Stichter van eiverwerker Vandewiele verdedigt zich
nieuwsIn Het Nieuwsblad verdedigt Dion Vandewiele, de voormalige bedrijfsleider van het gelijknamige failliete eiverwerkende bedrijf, zich tegen de roddels die over zijn bedrijf de ronde deden. “Ik ben uit mijn bedrijf gepest”, doorbreekt Dion Vandewiele een lange stilte. De rechter sprak hem deze week vrij van witwaspraktijken, wat “eindelijk goed nieuws is voor het bedrijf dat nooit alle schade van de dioxinecrisis vergoed kreeg”.
Met het faillissement van de firma Dion Vandewiele verdween vijf jaar geleden het grootste eiverwerkend bedrijf in België. De firma uit Zulte verwerkte drie miljoen eieren per dag. Na het faillissement braken zware tijden aan voor de familie Vandewiele want de veroordelingen volgden elkaar op. Oprichter Dion Vandewiele en zijn medewerkers werden veroordeeld voor inbreuken op de milieuwetgeving en het met de voeten treden van de voedselveiligheid.
Vandaag verdedigt de inmiddels 71-jarige Vandewiele zich. “Met 80 personeelsleden slaagde ik erin eieren in de beste hygiënische omstandigheden te verwerken. Je kon bij ons van de vloer eten”, aldus Vandewiele. Dat hij vrijgesproken werd voor witwaspraktijken, maakt Vandewiele blij, maar herinnert hem ook aan “de onrechtvaardige behandeling en al wat gezegd en geschreven werd”.

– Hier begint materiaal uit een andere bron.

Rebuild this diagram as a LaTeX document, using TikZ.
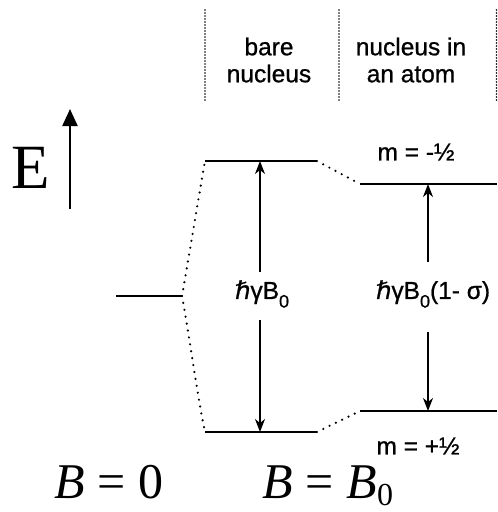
\documentclass[tikz,border=0pt]{standalone}
\usepackage{fontspec}
\setmainfont{Liberation Serif}
\newfontfamily\sansf[FakeBold=0.8]{Liberation Sans}
\newfontfamily\dvf[FakeBold=0.8]{DejaVu Sans}
\usetikzlibrary{arrows.meta}
\newcommand{\hb}{{\dvf ℏ}}
\newcommand{\zsub}{\raisebox{-0.35em}{\fontsize{18}{18}\selectfont 0}}
\begin{document}
\begin{tikzpicture}[x=1pt,y=-1pt,
  level/.style={line width=2.2pt},
  dots/.style={line width=2.4pt,line cap=round,dash pattern=on 0pt off 7pt},
  sep/.style={line width=1.8pt,line cap=round,dash pattern=on 0pt off 3pt},
  arr/.style={line width=1.5pt,-{Stealth[length=13pt,width=10pt,inset=4pt]}},
  lbl/.style={font=\sansf\fontsize{24.5}{27}\selectfont,inner sep=0pt,align=center},
  big/.style={font=\fontsize{50}{50}\selectfont,inner sep=0pt,anchor=base}]
\useasboundingbox (0,0) rectangle (498,512);
% column separators
\draw[sep] (205,10) -- (205,102);
\draw[sep] (339,10) -- (339,102);
\draw[sep] (496.5,10) -- (496.5,102);
\node[lbl] (h1) at (269,60) {bare\\nucleus};
\node[lbl] (h2) at (411,60) {nucleus in\\an atom};
% E axis
\node[font=\fontsize{63}{63}\selectfont,inner sep=0pt] (E) at (31,168) {E};
\coordinate (Ebot) at (70,209);
\coordinate (Etop) at (70,109);
\draw[line width=2.2pt,-{Triangle[length=17pt,width=15pt]}] (Ebot) -- (Etop);
% levels
\coordinate (L0a) at (116,296); \coordinate (L0b) at (182,296);
\coordinate (U1a) at (205,161); \coordinate (U1b) at (317,161);
\coordinate (D1a) at (205,432); \coordinate (D1b) at (317,432);
\coordinate (U2a) at (360,184); \coordinate (U2b) at (497,184);
\coordinate (D2a) at (360,411); \coordinate (D2b) at (497,411);
\draw[level] (L0a) -- (L0b);
\draw[level] (U1a) -- (U1b);
\draw[level] (D1a) -- (D1b);
\draw[level] (U2a) -- (U2b);
\draw[level] (D2a) -- (D2b);
% dotted correlation lines
\draw[dots] (L0b) .. controls (190,250) and (199,195) .. (U1a);
\draw[dots] (L0b) .. controls (190,340) and (198,400) .. (D1a);
\draw[dots] (U1b) -- (U2a);
\draw[dots] (D1b) -- (D2a);
% labels
\node[lbl] (g1) at (262,294) {\hb γB\zsub};
\node[lbl] (g2) at (433,294) {\hb γB\zsub(1- σ)};
\node[lbl] (m1) at (416,152) {m = -½};
\node[lbl] (m2) at (418,446) {m = +½};
% arrows
\coordinate (a1u) at (260,272); \coordinate (a1d) at (260,320);
\coordinate (a2u) at (428,262); \coordinate (a2d) at (428,332);
\draw[arr] (a1u) -- (U1a -| a1u);
\draw[arr] (a1d) -- (D1a -| a1d);
\draw[arr] (a2u) -- (U2a -| a2u);
\draw[arr] (a2d) -- (D2a -| a2d);
% bottom
\node[big] (b0) at (109,498) {\textit{B} = 0};
\node[big] (b1) at (328,498) {\textit{B} = \textit{B}\raisebox{-0.14em}{\fontsize{32}{32}\selectfont 0}};
\end{tikzpicture}
\end{document}
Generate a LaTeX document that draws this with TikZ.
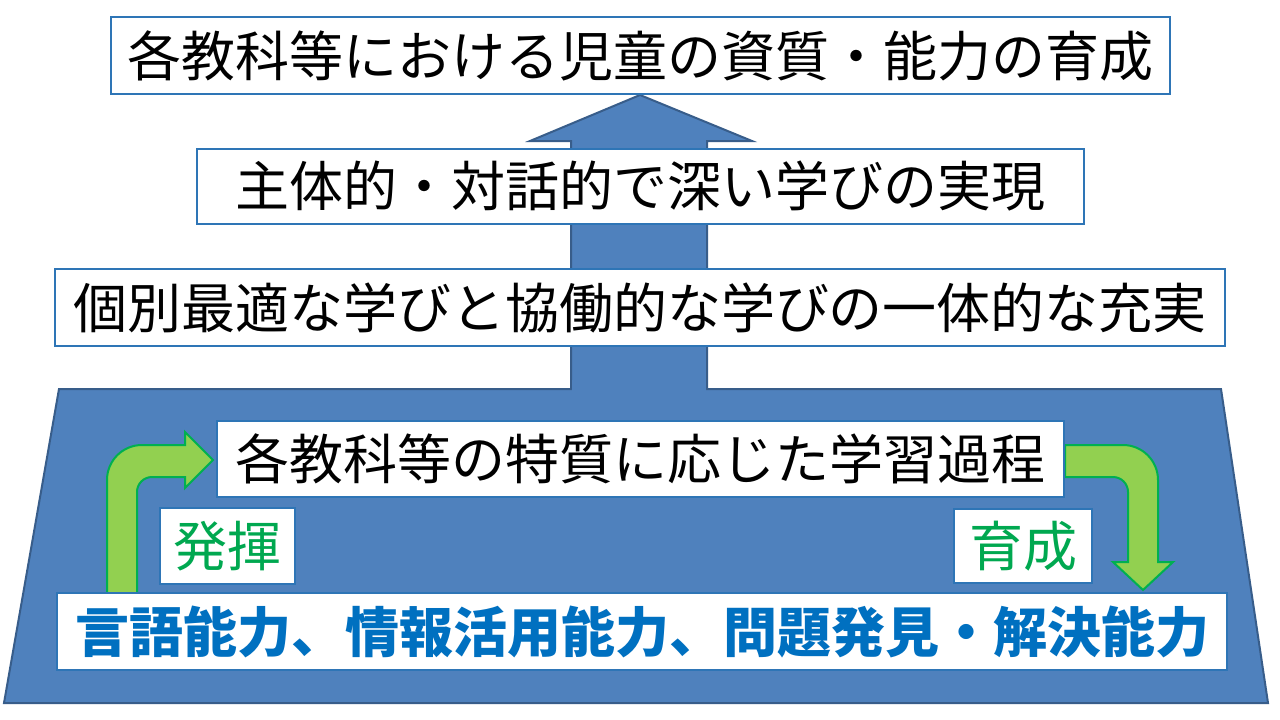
\documentclass[tikz,border=0pt]{standalone}
\usepackage{fontspec}
\setmainfont{Noto Sans CJK JP}
\definecolor{trapfill}{HTML}{4F81BD}
\definecolor{trapdraw}{HTML}{385D8A}
\definecolor{boxblue}{HTML}{2E75B6}
\definecolor{arrfill}{HTML}{92D050}
\definecolor{arrdraw}{HTML}{00B050}
\definecolor{labgreen}{HTML}{00A850}
\definecolor{txtblue}{HTML}{0070C0}
\begin{document}
\begin{tikzpicture}[x=1pt,y=-1pt,
  box/.style={draw=boxblue,line width=2pt,fill=white,inner sep=0pt,
    font=\fontsize{54}{60}\selectfont,align=center},
  greenarrow/.style={fill=arrfill,draw=arrdraw,line width=2pt,line join=miter},
  bluearrow/.style={fill=trapfill,draw=trapdraw,line width=2pt}]
\useasboundingbox (0,0) rectangle (1280,720);
\fill[white] (0,0) rectangle (1280,720);
% trapezoid base
\draw[bluearrow] (59,389) -- (1221,389) -- (1268,703) -- (4,703) -- cycle;
% big arrow
\draw[bluearrow] (571,389) -- (571,141) -- (530,141) -- (640,95) -- (752,141) -- (707,141) -- (707,389);
\fill[trapfill] (572,380) rectangle (706,392);
% green arrows
\draw[greenarrow] (107,593) -- (107,480) arc[start angle=180,end angle=270,radius=35] -- (185,445) -- (185,432) -- (213,460) -- (185,488) -- (185,477) -- (152,477) arc[start angle=270,end angle=180,radius=15] -- (137,593) -- cycle;
\draw[greenarrow] (1065,445) -- (1123,445) arc[start angle=270,end angle=360,radius=35] -- (1158,562) -- (1173,562) -- (1143,590) -- (1113,562) -- (1128,562) -- (1128,492) arc[start angle=0,end angle=-90,radius=15] -- (1065,477) -- cycle;
% boxes
\node[box,minimum width=1059,minimum height=77] (top) at (640.5,55.5) {各教科等における児童の資質・能力の育成};
\node[box,minimum width=887,minimum height=75] (jitsu) at (640.5,186.5) {主体的・対話的で深い学びの実現};
\node[box,minimum width=1170,minimum height=77] (juji) at (640,307.5) {個別最適な学びと協働的な学びの一体的な充実};
\node[box,minimum width=847,minimum height=76] (kate) at (640.5,459) {各教科等の特質に応じた学習過程};
\node[box,minimum width=1170,minimum height=77,text=txtblue,font=\fontsize{54}{60}\selectfont\bfseries] (noryoku) at (642,631.5) {言語能力、情報活用能力、問題発見・解決能力};
\node[box,minimum width=135,minimum height=76,text=labgreen] (hakki) at (227.5,546) {発揮};
\node[box,minimum width=138,minimum height=74,text=labgreen] (ikusei) at (1023,546) {育成};
\end{tikzpicture}
\end{document}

Volgens Vandewiele draaide zijn bedrijf uitstekend tot de dioxinecrisis. Al geeft hij meteen ook toe dat er al eens een probleem was zoals de geurhinder bij de verwerking van afvalwater (waarvoor de rechter zware boetes uitsprak en schadevergoeding toekende aan de burgelijke partijen, nvdr). “Niemand had de juiste kennis om dat probleem snel op te lossen, terwijl wij toch zware investeringen deden om de hinder weg te werken. Wat ons uiteindelijk ook gelukt is”, verdedigt Vandewiele zich.

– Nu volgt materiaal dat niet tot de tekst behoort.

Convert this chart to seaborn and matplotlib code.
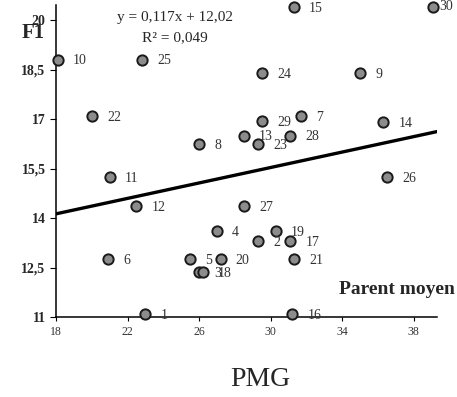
import matplotlib
matplotlib.use("Agg")
import matplotlib.pyplot as plt
import seaborn as sns
import pandas as pd
import numpy as np

# Offspring trait F1 against mid-parent value (PMG)
ids = list(range(1, 31))
parent_moyen = [23.0, 29.3, 26.0, 27.0, 25.5, 20.9, 31.7, 26.0, 35.0, 18.1,
                21.0, 22.5, 28.5, 36.3, 31.3, 31.2, 31.1, 26.2, 30.3, 27.2,
                31.3, 20.0, 29.3, 29.5, 22.8, 36.5, 28.5, 31.1, 29.5, 39.1]
f1 = [11.1, 13.3, 12.35, 13.6, 12.75, 12.75, 17.1, 16.25, 18.4, 18.8,
      15.25, 14.35, 16.5, 16.9, 20.4, 11.1, 13.3, 12.35, 13.6, 12.75,
      12.75, 17.1, 16.25, 18.4, 18.8, 15.25, 14.35, 16.5, 16.95, 20.4]

slope, intercept = 0.117, 12.02
x_ticks = [18, 22, 26, 30, 34, 38]
y_ticks = [11, 12.5, 14, 15.5, 17, 18.5, 20]
y_tick_labels = ["11", "12,5", "14", "15,5", "17", "18,5", "20"]

df = pd.DataFrame({"id": ids, "pm": parent_moyen, "f1": f1})

sns.set_style("white")
plt.rcParams["font.family"] = ["Liberation Serif", "DejaVu Serif"]

fig = plt.figure(figsize=(4.57, 3.97), dpi=100)
ax = fig.add_axes([0.1225, 0.2015, 0.956 - 0.1225, 0.987 - 0.2015])

xlim = (18, 39.3)
ax.set_xlim(*xlim)
ax.set_ylim(11, 20.45)

# trend line from the fitted equation
xs = np.array(xlim)
sns.lineplot(x=xs, y=slope * xs + intercept, ax=ax, color="black", lw=2.4, zorder=2)

sns.scatterplot(data=df, x="pm", y="f1", ax=ax, s=55, color="#8c8c8c",
                edgecolor="#1a1a1a", linewidth=1.4, zorder=3, clip_on=False)

label_offsets = {30: (4, 0)}
for i, x, y in zip(ids, parent_moyen, f1):
    off = label_offsets.get(i, (11, -1))
    ax.annotate(str(i), (x, y), xytext=off, textcoords="offset points",
                ha="left", va="center", fontsize=10, color="#333333",
                annotation_clip=False)

for side in ("top", "right"):
    ax.spines[side].set_visible(False)
for side in ("left", "bottom"):
    ax.spines[side].set_color("black")
    ax.spines[side].set_linewidth(1.1)

ax.set_xticks(x_ticks)
ax.set_yticks(y_ticks)
ax.set_yticklabels(y_tick_labels, fontweight="bold", fontsize=10)
ax.tick_params(axis="x", labelsize=8.5, labelcolor="#333333", direction="out",
               length=3, width=0.8, color="black", bottom=True)
ax.tick_params(axis="y", direction="out", length=4, width=0.8, color="black",
               left=True)
ax.set_xlabel("")
ax.set_ylabel("")

fig.text(0.383, 0.955, "y = 0,117x + 12,02", ha="center", va="center", fontsize=11)
fig.text(0.383, 0.904, "R² = 0,049", ha="center", va="center", fontsize=11)
fig.text(0.072, 0.917, "F1", ha="center", va="center", fontsize=15, fontweight="bold")
fig.text(0.869, 0.270, "Parent moyen", ha="center", va="center", fontsize=14,
         fontweight="bold")
fig.text(0.569, 0.045, "PMG", ha="center", va="center", fontsize=20)

fig.savefig("out.png", dpi=100)
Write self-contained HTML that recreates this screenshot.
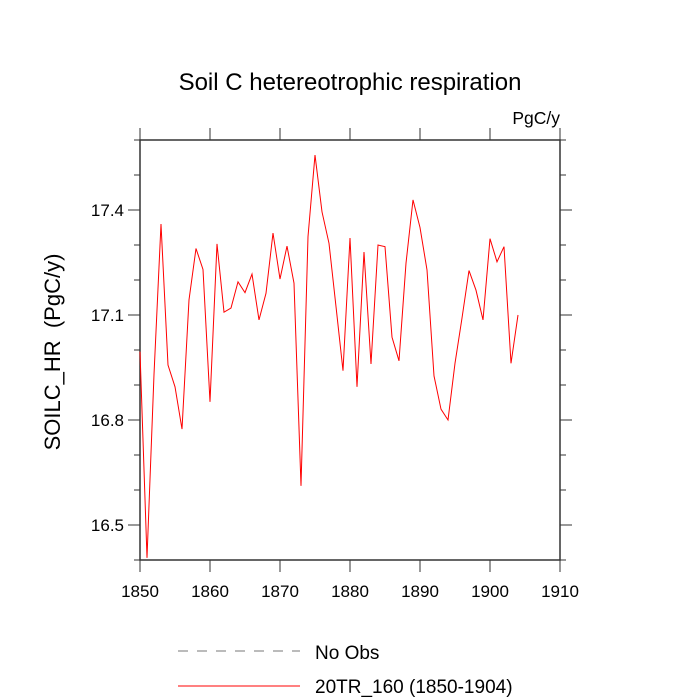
<!DOCTYPE html>
<html><head><meta charset="utf-8"><style>body{margin:0;background:#fff}svg{display:block;font-family:"Liberation Sans",sans-serif}</style></head>
<body>
<svg id="c" width="700" height="700">
<text x="350" y="90" font-size="24" text-anchor="middle">Soil C hetereotrophic respiration</text>
<text x="560" y="124" font-size="17.5" text-anchor="end">PgC/y</text>
<text transform="translate(60,352) rotate(-90)" font-size="22" text-anchor="middle">SOILC_HR&#160; (PgC/y)</text>
<g id="ax"></g>
<line x1="178" y1="651" x2="300" y2="651" stroke="#777" stroke-dasharray="10,9"/>
<text x="315" y="659" font-size="19">No Obs</text>
<line x1="178" y1="686" x2="300" y2="686" stroke="#f00"/>
<text x="315" y="693" font-size="19">20TR_160 (1850-1904)</text>
</svg>
<script>
const startYear=1850;
const values=[16.995,16.406,16.93,17.36,16.957,16.895,16.774,17.143,17.29,17.23,16.852,17.303,17.108,17.12,17.195,17.164,17.217,17.086,17.162,17.334,17.203,17.297,17.191,16.612,17.324,17.557,17.395,17.305,17.124,16.941,17.32,16.895,17.28,16.96,17.3,17.295,17.037,16.969,17.248,17.429,17.35,17.229,16.926,16.831,16.8,16.962,17.091,17.227,17.171,17.086,17.318,17.252,17.295,16.962,17.1];
const xTicks=[1850,1860,1870,1880,1890,1900,1910];
const yTicks=[16.5,16.8,17.1,17.4];
const X0=140,X1=560,Y0=140,Y1=560,xmin=1850,xmax=1910,ymin=16.4,ymax=17.6;
const sx=v=>X0+(v-xmin)/(xmax-xmin)*(X1-X0);
const sy=v=>Y1-(v-ymin)/(ymax-ymin)*(Y1-Y0);
const g=document.getElementById('ax');const NS='http://www.w3.org/2000/svg';
function el(t,a){const e=document.createElementNS(NS,t);for(const k in a)e.setAttribute(k,a[k]);g.appendChild(e);return e;}
let r=el('rect',{x:X0,y:Y0,width:X1-X0,height:Y1-Y0,fill:'none',stroke:'#333','stroke-width':1.5});


for(let v=16.4;v<=17.601;v+=0.1){const y=sy(v);const maj=yTicks.some(t=>Math.abs(t-v)<1e-6);const L=maj?12:6;
let a=el('line',{x1:X0-L,x2:X0,y1:y,y2:y,stroke:'#333'});
let b=el('line',{x1:X1,x2:X1+L,y1:y,y2:y,stroke:'#333'});}
yTicks.forEach(v=>{let t=el('text',{x:X0-16,y:sy(v)+6,'font-size':17,'text-anchor':'end'});t.textContent=v.toFixed(1);
});
xTicks.forEach(v=>{const x=sx(v);
let a=el('line',{x1:x,x2:x,y1:Y1,y2:Y1+12,stroke:'#333'});
let b=el('line',{x1:x,x2:x,y1:Y0-12,y2:Y0,stroke:'#333'});
let t=el('text',{x:x,y:Y1+37,'font-size':17,'text-anchor':'middle'});t.textContent=v;
});
const pts=values.map((v,i)=>sx(startYear+i).toFixed(1)+','+sy(v).toFixed(1)).join(' ');
let p=el('polyline',{points:pts,fill:'none',stroke:'#f00','stroke-width':1});


</script>
</body></html>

Wat Vandewiele het zwaarst op de maag ligt, is het conflict met een inspecteur van de overheid. “Die man heeft mijn bedrijf vernietigd met zijn onkunde, zijn pesterijen en zijn machtsmisbruik”, zegt Vandewiele in de krant. Volgens de gewezen bedrijfsleider werd hij vanaf de escalatie van het conflict geconfronteerd met “scheve interpretaties, roddels, laattijdige uitbetalingen van schadevergoedingen en pesterijen”. Van zeven miljoen euro schadevergoeding wegens de dioxinecrisis is volgens Vandewiele nog altijd maar de helft uitbetaald.

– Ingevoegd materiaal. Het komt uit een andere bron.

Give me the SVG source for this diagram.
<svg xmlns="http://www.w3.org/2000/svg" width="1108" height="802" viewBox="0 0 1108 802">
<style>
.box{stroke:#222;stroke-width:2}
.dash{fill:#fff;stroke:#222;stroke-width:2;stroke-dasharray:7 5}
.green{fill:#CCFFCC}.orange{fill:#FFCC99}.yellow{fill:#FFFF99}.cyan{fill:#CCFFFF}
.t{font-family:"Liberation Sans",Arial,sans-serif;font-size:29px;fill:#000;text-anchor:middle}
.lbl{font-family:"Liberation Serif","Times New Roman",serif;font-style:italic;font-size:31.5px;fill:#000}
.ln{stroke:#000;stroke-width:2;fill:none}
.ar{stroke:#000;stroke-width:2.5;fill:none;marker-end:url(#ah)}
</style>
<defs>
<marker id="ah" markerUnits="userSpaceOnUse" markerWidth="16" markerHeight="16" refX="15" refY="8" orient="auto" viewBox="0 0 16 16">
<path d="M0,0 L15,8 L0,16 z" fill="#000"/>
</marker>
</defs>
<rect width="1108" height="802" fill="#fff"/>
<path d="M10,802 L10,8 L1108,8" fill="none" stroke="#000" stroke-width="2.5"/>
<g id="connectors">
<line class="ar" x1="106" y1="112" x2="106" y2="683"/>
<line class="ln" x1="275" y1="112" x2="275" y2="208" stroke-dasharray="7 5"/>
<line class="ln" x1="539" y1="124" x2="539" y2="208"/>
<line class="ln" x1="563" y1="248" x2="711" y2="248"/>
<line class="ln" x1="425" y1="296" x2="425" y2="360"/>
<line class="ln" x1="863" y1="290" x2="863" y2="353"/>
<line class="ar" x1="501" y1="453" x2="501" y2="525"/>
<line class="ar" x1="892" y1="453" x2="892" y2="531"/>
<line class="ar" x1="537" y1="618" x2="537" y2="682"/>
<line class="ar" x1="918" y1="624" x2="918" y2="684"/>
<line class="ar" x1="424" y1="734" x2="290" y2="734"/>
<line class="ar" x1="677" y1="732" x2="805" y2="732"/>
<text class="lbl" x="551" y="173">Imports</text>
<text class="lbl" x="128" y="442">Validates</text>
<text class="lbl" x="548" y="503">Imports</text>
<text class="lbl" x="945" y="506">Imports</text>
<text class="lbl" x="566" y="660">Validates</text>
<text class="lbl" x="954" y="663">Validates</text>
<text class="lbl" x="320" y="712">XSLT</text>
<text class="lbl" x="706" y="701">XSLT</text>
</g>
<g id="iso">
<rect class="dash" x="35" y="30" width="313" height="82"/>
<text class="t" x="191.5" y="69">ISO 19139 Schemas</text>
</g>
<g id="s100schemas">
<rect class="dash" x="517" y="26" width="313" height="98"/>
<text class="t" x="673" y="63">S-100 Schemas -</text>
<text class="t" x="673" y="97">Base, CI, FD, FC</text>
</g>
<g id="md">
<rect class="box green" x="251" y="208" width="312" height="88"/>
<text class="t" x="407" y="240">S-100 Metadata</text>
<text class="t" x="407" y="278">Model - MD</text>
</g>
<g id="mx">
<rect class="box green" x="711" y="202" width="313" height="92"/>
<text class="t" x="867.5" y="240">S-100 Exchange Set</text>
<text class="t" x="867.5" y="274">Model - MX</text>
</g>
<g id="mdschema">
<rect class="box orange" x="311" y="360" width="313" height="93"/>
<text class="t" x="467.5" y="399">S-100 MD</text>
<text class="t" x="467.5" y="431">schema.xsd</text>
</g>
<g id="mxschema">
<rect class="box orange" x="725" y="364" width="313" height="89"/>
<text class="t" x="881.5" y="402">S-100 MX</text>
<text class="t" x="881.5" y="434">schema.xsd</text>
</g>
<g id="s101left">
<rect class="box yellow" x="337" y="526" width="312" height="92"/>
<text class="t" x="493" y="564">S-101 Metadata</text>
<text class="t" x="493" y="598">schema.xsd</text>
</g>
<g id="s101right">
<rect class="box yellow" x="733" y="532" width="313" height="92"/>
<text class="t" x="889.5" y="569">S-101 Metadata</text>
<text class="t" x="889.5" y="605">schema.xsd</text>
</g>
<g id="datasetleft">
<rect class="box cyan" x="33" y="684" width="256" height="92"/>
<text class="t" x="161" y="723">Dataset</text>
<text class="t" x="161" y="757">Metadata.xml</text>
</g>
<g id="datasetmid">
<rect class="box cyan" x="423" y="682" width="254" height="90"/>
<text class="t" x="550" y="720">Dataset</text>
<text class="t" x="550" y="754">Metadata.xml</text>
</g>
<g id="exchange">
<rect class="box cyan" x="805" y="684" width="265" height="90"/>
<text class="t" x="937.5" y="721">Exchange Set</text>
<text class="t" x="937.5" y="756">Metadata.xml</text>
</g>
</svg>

Na nog meer financiële strubbelingen met de groep die intussen de meerderheid van de aandelen verwierf, werd Vandewiele failliet verklaard. “Mijn levenswerk was vernietigd. En meteen ook dat van mijn trouwe personeelsleden. Sommigen werkten 40 jaar bij mij. Slecht zal het dus niet geweest zijn op mijn bedrijf”, lucht Vandewiele zijn hart.